Can somebody explain this?

5 comments

By making the owner's userid implicit, you're foreclosing on the possibility of authorization bugs where an endpoint fails to verify that the current user is authorized to see orders from user 654321.
Basically, avoid literal (insecure direct object) references to resources where possible so you have fewer areas where a server can goof authorization checks. Preempt the possibility of a server expecting any direct reference and structure your API to only load resources from a backend, not the user's input.

This goes hand in hand with abstracting all authorization checks to a single gateway/middleware layer that each call inherits, rather than a spot check per call or a group of checks for different groups of calls.

(This is in addition to what 'lvh and 'tptacek have said already.)

I believe its because its a more explicit indication that the route MUST have access control logic etc baked in.
It also conveniently makes a CSRF vulnerability easier to exploit. And, as soon as there's more than one of something (e.g. say a family/corp account with an administrator that can do something for different users), it falls apart.
I think this is an interesting security consideration but I would prefer implicit identity for the following reasons:

If the API is meant to be consumed by machines then it's unlikely that CSRF would be a threat.

CSRF controls are more likely to be provided out of the box by a framework. Authorization controls are often tightly coupled to the business domain and are less likely to be usable out of the box.

If you need to support a scenario where administrators perform tasks on behalf of other users, then I would suggest evaluating whether a sudo-like mechanism could be viable solution.

Let's say you are the user 654321. You see that you can access your private page at /user/654321. You then try to access /user/112233: if the developer forgot the authorization controls, or inserted bugs, you can access other users' informations
what happens if I type in /user/654322/orders instead of /user/654321/orders? Did I just access someone else's account?
Yes, if you're a supervisor or parent account or something like that.

Preventing flexibility at the URL level rather than performing proper authentication strikes me as a poor decision.

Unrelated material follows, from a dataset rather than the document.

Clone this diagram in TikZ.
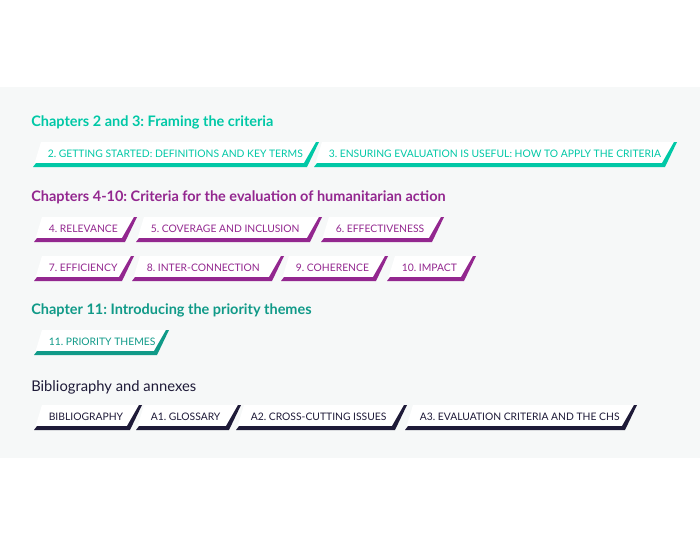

I think this is a rather special usecase, this makes sense with inhouse applications where something like this might be common, but probably not something you want on the public api of a shop.
I disagree. What about the support rep, who needs to look at the customer's orders? What if it's a e.g. digital games store, and you want to have kids accounts which can be reviewed by their parents' ? What if you sell to businesses, and you want to let employees purchase stuff without having access to the address and billing info, which is configured by a master account?

You're just tying yourself down for no good reason.

Generally you’ll just get a 403 response. There’s still authentication taking place, I’d imagine this tip in particular is just to protect from revealing any potentially dangerous identifiers.